Question

(3) Factorize the following polynomial
$$( x {}{}^{}2{} - x) {}{}^{}2{} - 8(x {}{}^{}2{} - x) + 12$$

Answer

**step1** Understanding the structure of the polynomial

The given polynomial is $$(x^2 - x)^2 - 8(x^2 - x) + 12$$. We observe that the expression $$(x^2 - x)$$ appears in two places within the polynomial. We can treat this repeated expression as a single unit or 'block' to simplify our thinking.

**step2** Simplifying the appearance of the polynomial

To make the polynomial easier to work with, let's imagine the 'block' $$(x^2 - x)$$ is a single entity, similar to a simple number. If we temporarily consider this block as 'A' (or a shape like a square, as in some elementary contexts), the polynomial takes the form $$A^2 - 8A + 12$$. Our goal is to factor this simpler-looking expression first.

**step3** Factoring the simplified quadratic form

To factor an expression like $$A^2 - 8A + 12$$, we need to find two numbers that multiply together to give 12 and add up to -8.
Let's list pairs of integers that multiply to 12:
- 1 and 12 (sum is 13)
- 2 and 6 (sum is 8)
- 3 and 4 (sum is 7)
- -1 and -12 (sum is -13)
- -2 and -6 (sum is -8)
- -3 and -4 (sum is -7)
The pair of numbers that satisfies both conditions (multiplies to 12 and adds to -8) is -2 and -6.
Therefore, the simplified expression can be factored as $$(A - 2)(A - 6)$$.

**step4** Substituting back the original expression

Now, we replace 'A' with its original expression, which is $$(x^2 - x)$$.
Substituting this back into our factored form, we get:
$$( (x^2 - x) - 2 ) ( (x^2 - x) - 6 )$$
This simplifies to $$(x^2 - x - 2)(x^2 - x - 6)$$.

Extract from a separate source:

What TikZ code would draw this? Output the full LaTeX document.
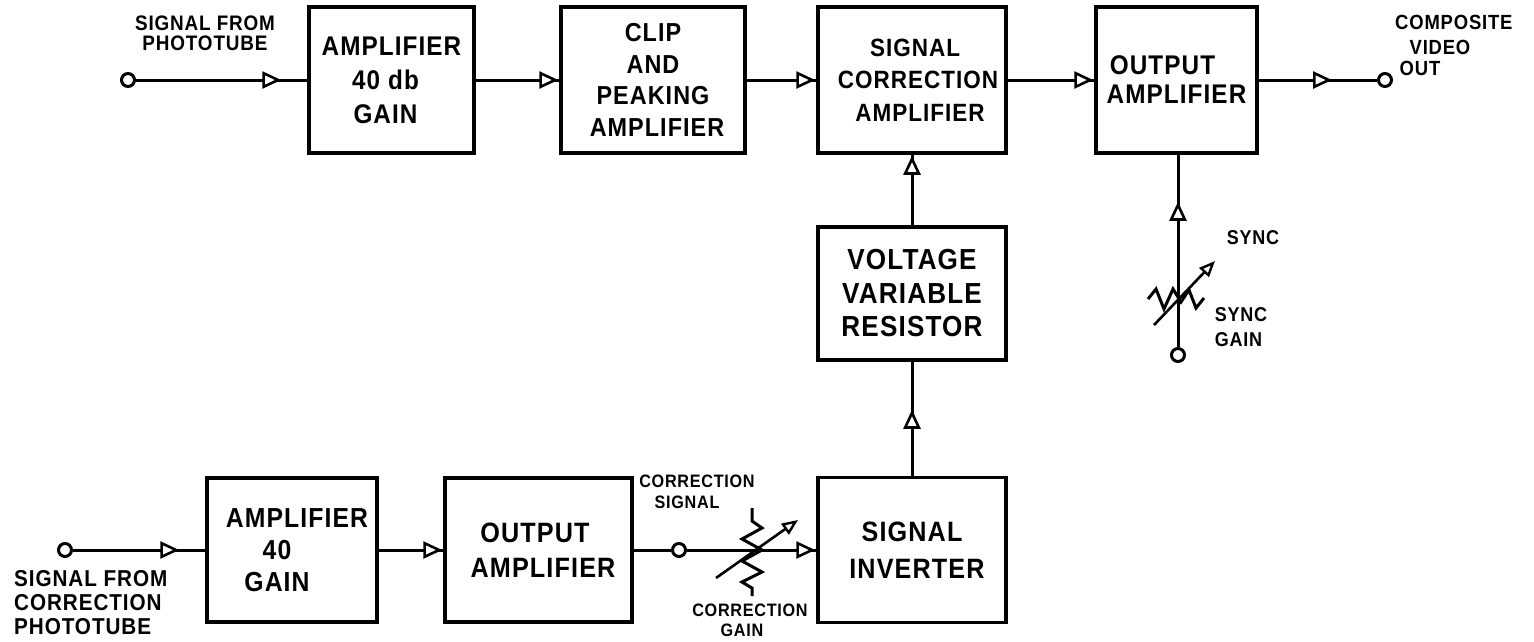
\documentclass[tikz,border=0pt]{standalone}
\usepackage{fontspec}
\setmainfont{Liberation Sans}[LetterSpace=4,FakeStretch=0.9]
\usetikzlibrary{arrows.meta,decorations.markings}
\newcommand{\fs}[2]{\bfseries\fontsize{#1}{#2}\selectfont}
\tikzset{
  oTri/.tip={Triangle[fill=white,length=19pt,width=17pt,line width=2.6pt]},
  potTip/.tip={Triangle[fill=white,length=16pt,width=13pt,line width=2.4pt]},
  blk/.style={draw,line width=3.5pt,inner sep=0pt,align=center},
  term/.style={draw,circle,line width=3pt,minimum size=13pt,inner sep=0pt},
  conn/.style={line width=3pt},
  tipat/.style={postaction={decorate},decoration={markings,mark=at position #1 with {\arrow{oTri}}}},
  lbl/.style={inner sep=0pt,align=center,font=\fs{20.5}{21}},
  potline/.style={line width=3pt,line join=miter},
  potarrow/.style={line width=2.6pt,-potTip},
}
\begin{document}
\begin{tikzpicture}[x=1pt,y=-1pt]
\useasboundingbox (0,0) rectangle (1534,641);
% top row
\node[blk,minimum width=165pt,minimum height=146pt,font=\fs{27}{34}] (a1) at (391.5,80) {AMPLIFIER\\\mbox{40 db\kern12pt}\\\mbox{GAIN\kern12pt}};
\node[blk,minimum width=184pt,minimum height=146pt,font=\fs{26}{31.7}] (clip) at (653,80) {CLIP\\AND\\PEAKING\\\mbox{\kern8pt AMPLIFIER}};
\node[blk,minimum width=188pt,minimum height=146pt,font=\fs{25}{32.5}] (sca) at (912,80) {\mbox{\kern6pt SIGNAL}\\\mbox{\kern12pt CORRECTION}\\\mbox{\kern16pt AMPLIFIER}};
\node[blk,minimum width=161pt,minimum height=146pt,font=\fs{27}{29}] (out) at (1176.5,80) {\mbox{OUTPUT\kern28pt}\\AMPLIFIER};
\node[blk,minimum width=188pt,minimum height=133pt,font=\fs{29}{33.5}] (vvr) at (912,293.5) {VOLTAGE\\VARIABLE\\RESISTOR};
% bottom row
\node[blk,minimum width=188pt,minimum height=145pt,font=\fs{28}{37}] (si) at (912,550) {SIGNAL\\\mbox{\kern10pt INVERTER}};
\node[blk,minimum width=170pt,minimum height=144pt,font=\fs{27.5}{32}] (a2) at (292,550) {\mbox{\kern10pt AMPLIFIER}\\\mbox{40\kern30pt}\\\mbox{GAIN\kern30pt}};
\node[blk,minimum width=187pt,minimum height=144pt,font=\fs{28}{35}] (oa2) at (538.5,550) {\mbox{OUTPUT\kern7pt}\\\mbox{\kern9pt AMPLIFIER}};
% terminals
\node[term] (in1) at (128,80) {};
\node[term] (vout) at (1385,80) {};
\node[term] (in2) at (65,550) {};
\node[term] (csig) at (679,550) {};
\node[term] (sgc) at (1178,355) {};
% connectors
\draw[conn,tipat=-26pt] (in1) -- (a1);
\draw[conn,tipat=-1pt] (a1) -- (clip);
\draw[conn,tipat=-1pt] (clip) -- (sca);
\draw[conn,tipat=-1pt] (sca) -- (out);
\draw[conn,tipat=-45pt] (out) -- (vout);
\draw[conn,tipat=-1pt] (vvr) -- (sca);
\draw[conn,tipat=-48pt] (si) -- (vvr);
\draw[conn,tipat=-47pt] (sgc) -- (sgc |- out.south);
\draw[conn,tipat=-26pt] (in2) -- (a2);
\draw[conn,tipat=-1pt] (a2) -- (oa2);
\draw[conn] (oa2) -- (csig);
\draw[conn,tipat=-1pt] (csig) -- (si);
% sync gain potentiometer
\draw[potline] (1148,299) -- (1156,289) -- (1164,309) -- (1173,289) -- (1181,302) -- (1189,290) -- (1196,308) -- (1204,298);
\draw[potarrow] (1154,325) -- (1215,261);
% correction gain potentiometer
\draw[potline] (752,508) -- (752,521) -- (762,528) -- (742,539) -- (762,550) -- (742,561) -- (762,572) -- (742,582) -- (752,588) -- (752,596);
\draw[potarrow] (716,578) -- (798,520);
% labels
\node[lbl,font=\fs{21}{20}] (l1) at (205,33) {SIGNAL FROM\\PHOTOTUBE};
\node[lbl,align=left,anchor=north west,font=\fs{23}{24}] (l2) at (14,570) {SIGNAL FROM\\CORRECTION\\PHOTOTUBE};
\node[lbl,anchor=north west] (l3a) at (1395,15) {COMPOSITE};
\node[lbl] (l3b) at (1440,47) {VIDEO};
\node[lbl] (l3c) at (1420,68) {OUT};
\node[lbl,font=\fs{20}{21}] (l4) at (1253,238) {SYNC};
\node[lbl,align=left,font=\fs{20}{25}] (l5) at (1243,327) {\mbox{SYNC\kern4pt}\\GAIN};
\node[lbl,font=\fs{18}{21}] (l6) at (697,492) {CORRECTION\\\mbox{SIGNAL\kern20pt}};
\node[lbl,font=\fs{18}{20}] (l7) at (750,620) {CORRECTION\\\mbox{GAIN\kern16pt}};
\end{tikzpicture}
\end{document}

**step5** Factoring the first quadratic expression

We now need to factor each of the two quadratic expressions we obtained. Let's start with the first one: $$x^2 - x - 2$$.
To factor this, we look for two numbers that multiply to -2 and add up to -1 (the coefficient of the 'x' term).
- The pairs of integers that multiply to -2 are: 1 and -2, or -1 and 2.
- Out of these pairs, 1 and -2 add up to -1.
So, $$x^2 - x - 2$$ can be factored as $$(x + 1)(x - 2)$$.

**step6** Factoring the second quadratic expression

Next, we factor the second quadratic expression: $$x^2 - x - 6$$.
We need to find two numbers that multiply to -6 and add up to -1.
- The pairs of integers that multiply to -6 are: 1 and -6, -1 and 6, 2 and -3, or -2 and 3.
- Out of these pairs, 2 and -3 add up to -1.
So, $$x^2 - x - 6$$ can be factored as $$(x + 2)(x - 3)$$.

**step7** Combining all the factors

Finally, we combine all the factored parts to get the complete factorization of the original polynomial.
The original polynomial $$(x^2 - x)^2 - 8(x^2 - x) + 12$$ is completely factored into:
$$(x + 1)(x - 2)(x + 2)(x - 3)$$.
The order of the factors does not change the product, so this is the final factored form.